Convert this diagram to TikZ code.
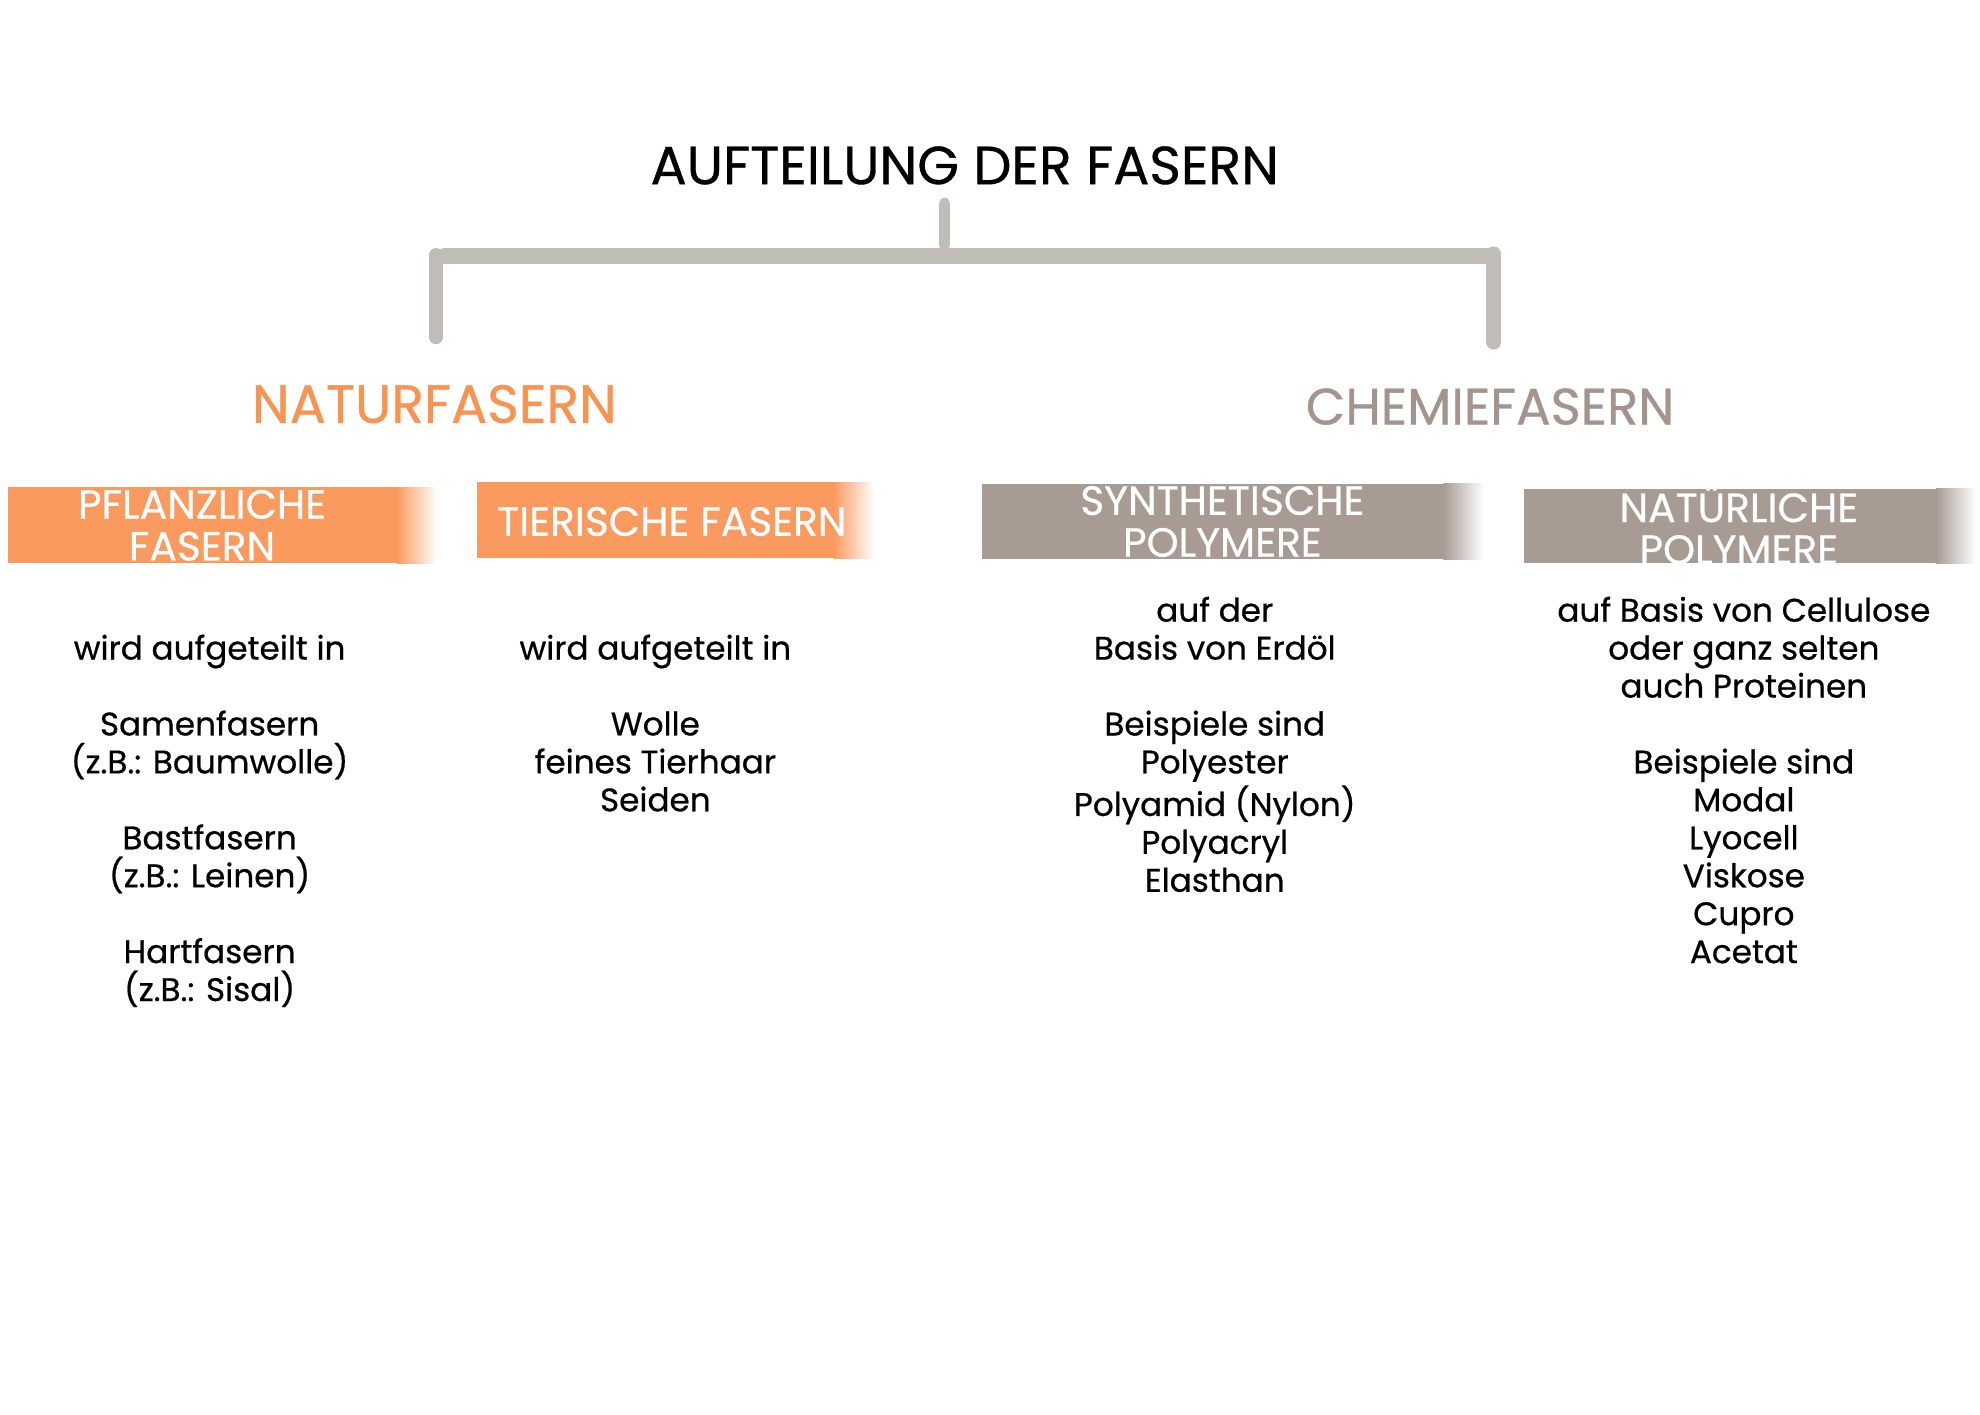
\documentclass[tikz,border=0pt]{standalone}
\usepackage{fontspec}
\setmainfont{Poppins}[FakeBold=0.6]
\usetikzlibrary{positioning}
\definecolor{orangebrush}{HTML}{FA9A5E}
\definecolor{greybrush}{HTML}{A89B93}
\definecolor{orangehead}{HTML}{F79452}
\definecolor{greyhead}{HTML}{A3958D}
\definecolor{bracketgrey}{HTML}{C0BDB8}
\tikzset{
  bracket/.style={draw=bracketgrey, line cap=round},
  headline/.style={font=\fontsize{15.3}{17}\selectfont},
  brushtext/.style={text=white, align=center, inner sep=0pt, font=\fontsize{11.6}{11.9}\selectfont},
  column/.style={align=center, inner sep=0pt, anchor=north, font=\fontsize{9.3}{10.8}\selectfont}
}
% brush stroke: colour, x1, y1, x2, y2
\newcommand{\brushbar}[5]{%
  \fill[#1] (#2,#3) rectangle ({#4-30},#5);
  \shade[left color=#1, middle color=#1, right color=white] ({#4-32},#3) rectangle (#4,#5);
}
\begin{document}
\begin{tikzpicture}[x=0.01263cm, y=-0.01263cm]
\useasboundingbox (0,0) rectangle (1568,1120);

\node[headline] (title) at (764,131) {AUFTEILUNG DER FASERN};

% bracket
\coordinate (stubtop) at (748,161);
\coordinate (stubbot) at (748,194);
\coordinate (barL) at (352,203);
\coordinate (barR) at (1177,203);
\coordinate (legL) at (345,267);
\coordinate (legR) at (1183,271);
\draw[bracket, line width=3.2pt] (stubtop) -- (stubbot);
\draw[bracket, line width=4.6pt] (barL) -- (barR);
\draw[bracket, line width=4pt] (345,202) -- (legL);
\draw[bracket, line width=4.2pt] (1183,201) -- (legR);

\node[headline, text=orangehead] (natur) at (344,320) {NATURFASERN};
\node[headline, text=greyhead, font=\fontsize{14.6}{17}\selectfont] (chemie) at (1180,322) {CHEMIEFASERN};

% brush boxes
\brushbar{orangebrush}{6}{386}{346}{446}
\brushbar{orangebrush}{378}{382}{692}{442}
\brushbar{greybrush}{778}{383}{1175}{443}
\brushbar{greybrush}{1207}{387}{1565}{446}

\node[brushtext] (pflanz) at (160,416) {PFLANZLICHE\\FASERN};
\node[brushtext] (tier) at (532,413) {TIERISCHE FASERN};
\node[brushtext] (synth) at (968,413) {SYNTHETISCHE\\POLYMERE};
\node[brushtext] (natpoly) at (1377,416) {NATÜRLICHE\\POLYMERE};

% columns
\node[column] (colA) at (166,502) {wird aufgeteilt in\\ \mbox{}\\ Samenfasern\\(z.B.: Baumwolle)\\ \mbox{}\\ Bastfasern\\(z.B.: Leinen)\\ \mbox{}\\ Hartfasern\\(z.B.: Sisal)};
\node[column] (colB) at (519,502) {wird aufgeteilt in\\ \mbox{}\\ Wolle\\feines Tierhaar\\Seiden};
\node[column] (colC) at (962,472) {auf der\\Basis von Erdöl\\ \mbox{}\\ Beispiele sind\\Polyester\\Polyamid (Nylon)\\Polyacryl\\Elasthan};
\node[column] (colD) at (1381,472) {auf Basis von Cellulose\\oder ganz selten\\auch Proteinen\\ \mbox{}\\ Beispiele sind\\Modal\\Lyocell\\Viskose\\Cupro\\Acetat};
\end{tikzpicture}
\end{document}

┄┄┄┄┄┄┄┄┄┄┄┄┄┄┄┄┄┄┄┄

## Exercise
Print each line of the material above exactly, with the pictures removed from your copy.

## Written solution
Convert this diagram to TikZ code.
\documentclass[tikz,border=0pt]{standalone}
\usepackage{fontspec}
\setmainfont{Poppins}[FakeBold=0.6]
\usetikzlibrary{positioning}
\definecolor{orangebrush}{HTML}{FA9A5E}
\definecolor{greybrush}{HTML}{A89B93}
\definecolor{orangehead}{HTML}{F79452}
\definecolor{greyhead}{HTML}{A3958D}
\definecolor{bracketgrey}{HTML}{C0BDB8}
\tikzset{
  bracket/.style={draw=bracketgrey, line cap=round},
  headline/.style={font=\fontsize{15.3}{17}\selectfont},
  brushtext/.style={text=white, align=center, inner sep=0pt, font=\fontsize{11.6}{11.9}\selectfont},
  column/.style={align=center, inner sep=0pt, anchor=north, font=\fontsize{9.3}{10.8}\selectfont}
}
% brush stroke: colour, x1, y1, x2, y2
\newcommand{\brushbar}[5]{%
  \fill[#1] (#2,#3) rectangle ({#4-30},#5);
  \shade[left color=#1, middle color=#1, right color=white] ({#4-32},#3) rectangle (#4,#5);
}
\begin{document}
\begin{tikzpicture}[x=0.01263cm, y=-0.01263cm]
\useasboundingbox (0,0) rectangle (1568,1120);

\node[headline] (title) at (764,131) {AUFTEILUNG DER FASERN};

% bracket
\coordinate (stubtop) at (748,161);
\coordinate (stubbot) at (748,194);
\coordinate (barL) at (352,203);
\coordinate (barR) at (1177,203);
\coordinate (legL) at (345,267);
\coordinate (legR) at (1183,271);
\draw[bracket, line width=3.2pt] (stubtop) -- (stubbot);
\draw[bracket, line width=4.6pt] (barL) -- (barR);
\draw[bracket, line width=4pt] (345,202) -- (legL);
\draw[bracket, line width=4.2pt] (1183,201) -- (legR);

\node[headline, text=orangehead] (natur) at (344,320) {NATURFASERN};
\node[headline, text=greyhead, font=\fontsize{14.6}{17}\selectfont] (chemie) at (1180,322) {CHEMIEFASERN};

% brush boxes
\brushbar{orangebrush}{6}{386}{346}{446}
\brushbar{orangebrush}{378}{382}{692}{442}
\brushbar{greybrush}{778}{383}{1175}{443}
\brushbar{greybrush}{1207}{387}{1565}{446}

\node[brushtext] (pflanz) at (160,416) {PFLANZLICHE\\FASERN};
\node[brushtext] (tier) at (532,413) {TIERISCHE FASERN};
\node[brushtext] (synth) at (968,413) {SYNTHETISCHE\\POLYMERE};
\node[brushtext] (natpoly) at (1377,416) {NATÜRLICHE\\POLYMERE};

% columns
\node[column] (colA) at (166,502) {wird aufgeteilt in\\ \mbox{}\\ Samenfasern\\(z.B.: Baumwolle)\\ \mbox{}\\ Bastfasern\\(z.B.: Leinen)\\ \mbox{}\\ Hartfasern\\(z.B.: Sisal)};
\node[column] (colB) at (519,502) {wird aufgeteilt in\\ \mbox{}\\ Wolle\\feines Tierhaar\\Seiden};
\node[column] (colC) at (962,472) {auf der\\Basis von Erdöl\\ \mbox{}\\ Beispiele sind\\Polyester\\Polyamid (Nylon)\\Polyacryl\\Elasthan};
\node[column] (colD) at (1381,472) {auf Basis von Cellulose\\oder ganz selten\\auch Proteinen\\ \mbox{}\\ Beispiele sind\\Modal\\Lyocell\\Viskose\\Cupro\\Acetat};
\end{tikzpicture}
\end{document}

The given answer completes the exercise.